Darbeye giden süreç ve darbe ile birlikte yeniden dört yıl sonrası olan 1968’e gidiyoruz ve darbe karşıtı eylemler ile baştakileri yıpratmaya çalışan direnişçileri görüyoruz. Yaptıkları çeşitli eylemleri baskının son derece boğucu olduğu bir dönemde gerçekleştirmeleri onları yıpratmasa da bu özgürlük savaşında verdikleri kayıplar da film boyunca can sıkabiliyor. Darbecilerin yapmış oldukları usulsüz ve fevri davranışlar karşısında direnişçilerden gelen ve bana kalırsa filmdeki en vurucu cümlelerden biri dudaklarından dökülüyor: ”Bizler Brezilyalı birer vatanseveriz.” Bu etkileyici cümle baştakilerin terörist olarak gördükleri kişiler tarafından söyleniyor ve filmdeki etkisi son derece duygusal oluyor.
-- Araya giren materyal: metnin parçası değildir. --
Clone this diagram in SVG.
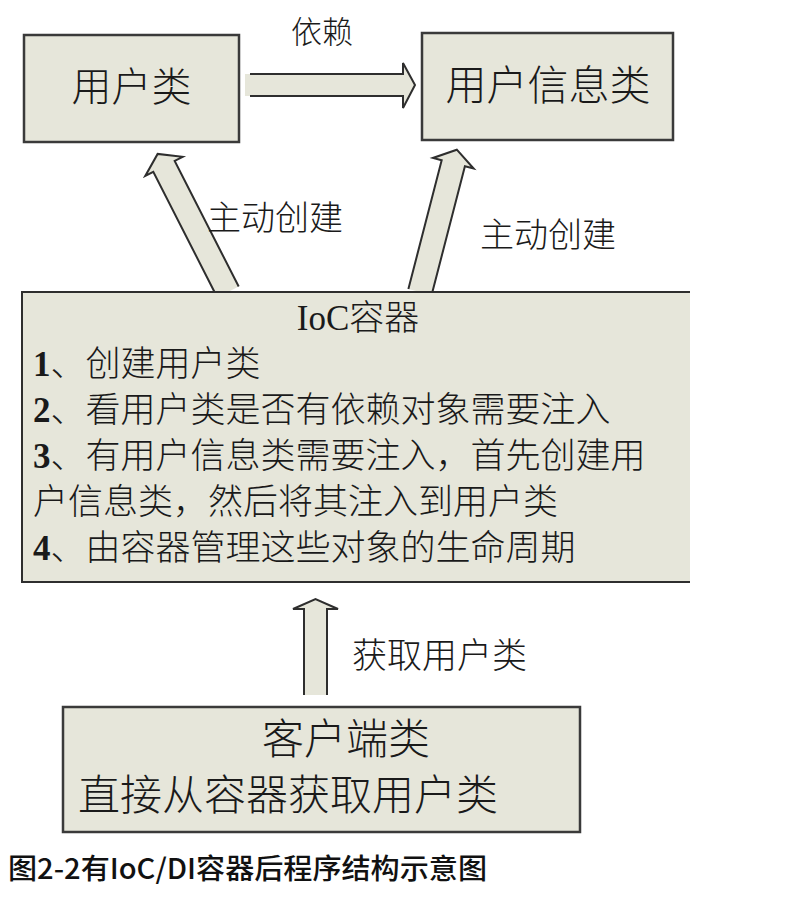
<svg xmlns="http://www.w3.org/2000/svg" width="792" height="904" viewBox="0 0 792 904">
<style>
.box{fill:#e6e6da;stroke:#3a3a3a;stroke-width:2.5}
.fill{fill:#e6e6da;stroke:none}
.edge{fill:none;stroke:#2e2e2e;stroke-width:2}
.cjk{font-family:"Noto Sans CJK SC","Noto Sans",sans-serif;font-weight:300;fill:#1a1a1a}
.num{font-family:"Liberation Serif",serif;font-weight:bold}
.ser{font-family:"Liberation Serif",serif;font-weight:normal}
.cap{font-family:"Noto Sans CJK SC","Noto Sans",sans-serif;font-weight:500;fill:#111}
</style>
<rect width="792" height="904" fill="#ffffff"/>
<g id="connectors">
  <g id="dep">
    <polygon class="fill" points="245,74 403,74 403,63 415,85 403,108 403,96 245,96"/>
    <polyline class="edge" points="250,74 403,74 403,63 415,85 403,108 403,96 250,96"/>
    <text class="cjk" x="322" y="43" font-size="31" text-anchor="middle">依赖</text>
  </g>
  <g id="create-user" transform="translate(228,292) rotate(-27)">
    <polygon class="fill" points="-12,0 -12,-141 -21,-141 0,-155 21,-141 12,-141 12,0"/>
    <polyline class="edge" points="-12,0 -12,-141 -21,-141 0,-155 21,-141 12,-141 12,0"/>
  </g>
  <text class="cjk" x="207" y="230" font-size="34">主动创建</text>
  <g id="create-info" transform="translate(420,292) rotate(14.5)">
    <polygon class="fill" points="-12,0 -12,-133 -21,-133 0,-147 21,-133 12,-133 12,0"/>
    <polyline class="edge" points="-12,0 -12,-133 -21,-133 0,-147 21,-133 12,-133 12,0"/>
  </g>
  <text class="cjk" x="480" y="247" font-size="34">主动创建</text>
  <g id="get-user">
    <polygon class="fill" points="304,695 304,609 293,609 315.5,599 338,609 327,609 327,695"/>
    <polyline class="edge" points="304,695 304,609 293,609 315.5,599 338,609 327,609 327,695"/>
  </g>
  <text class="cjk" x="352" y="668" font-size="35">获取用户类</text>
</g>
<g id="user-class">
  <rect class="box" x="24" y="35" width="215" height="107"/>
  <text class="cjk" x="131.5" y="101" font-size="40" text-anchor="middle">用户类</text>
</g>
<g id="user-info-class">
  <rect class="box" x="422" y="33" width="251" height="107"/>
  <text class="cjk" x="548" y="100" font-size="41" text-anchor="middle">用户信息类</text>
</g>
<g id="ioc-container">
  <rect class="fill" x="22" y="292" width="668" height="290"/>
  <polyline class="edge" stroke-width="2.5" points="690,292 22,292 22,582 690,582"/>
  <text class="cjk" x="358" y="330" font-size="35" text-anchor="middle"><tspan class="ser">IoC</tspan>容器</text>
  <text class="cjk" x="33" y="376" font-size="35"><tspan class="num">1</tspan>、创建用户类</text>
  <text class="cjk" x="33" y="422" font-size="35"><tspan class="num">2</tspan>、看用户类是否有依赖对象需要注入</text>
  <text class="cjk" x="33" y="468" font-size="35"><tspan class="num">3</tspan>、有用户信息类需要注入，首先创建用</text>
  <text class="cjk" x="33" y="514" font-size="35">户信息类，然后将其注入到用户类</text>
  <text class="cjk" x="33" y="560" font-size="35"><tspan class="num">4</tspan>、由容器管理这些对象的生命周期</text>
</g>
<g id="client-class">
  <rect class="box" x="63" y="707" width="517" height="125"/>
  <text class="cjk" x="346" y="754" font-size="42" text-anchor="middle">客户端类</text>
  <text class="cjk" x="78" y="810" font-size="42">直接从容器获取用户类</text>
</g>
<text class="cap" x="8" y="879" font-size="28" textLength="479" lengthAdjust="spacingAndGlyphs">图2-2有IoC/DI容器后程序结构示意图</text>
</svg>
Uzun süresini her yönüyle dolu dolu bir hikaye ve çok iyi yaratılan karakterler ile oldukça etkili bir şekilde kullanan film, yer yer gerilimin, insan sınırlarını zorlayan işkencelerin, adeta ateş hattında olan çatışmaların arasında beklentileri karşılaşmakta hiç hayal kırıklığına uğratmıyor. Darbeci faşist iktidarlara karşı onuruyla savaşan vatanseverlere karşı saygı duruşu niteliğinde görülebilecek film, ayrıca yönetmeninin ilk filmine göre de oldukça olgun nitelikte bir yapım.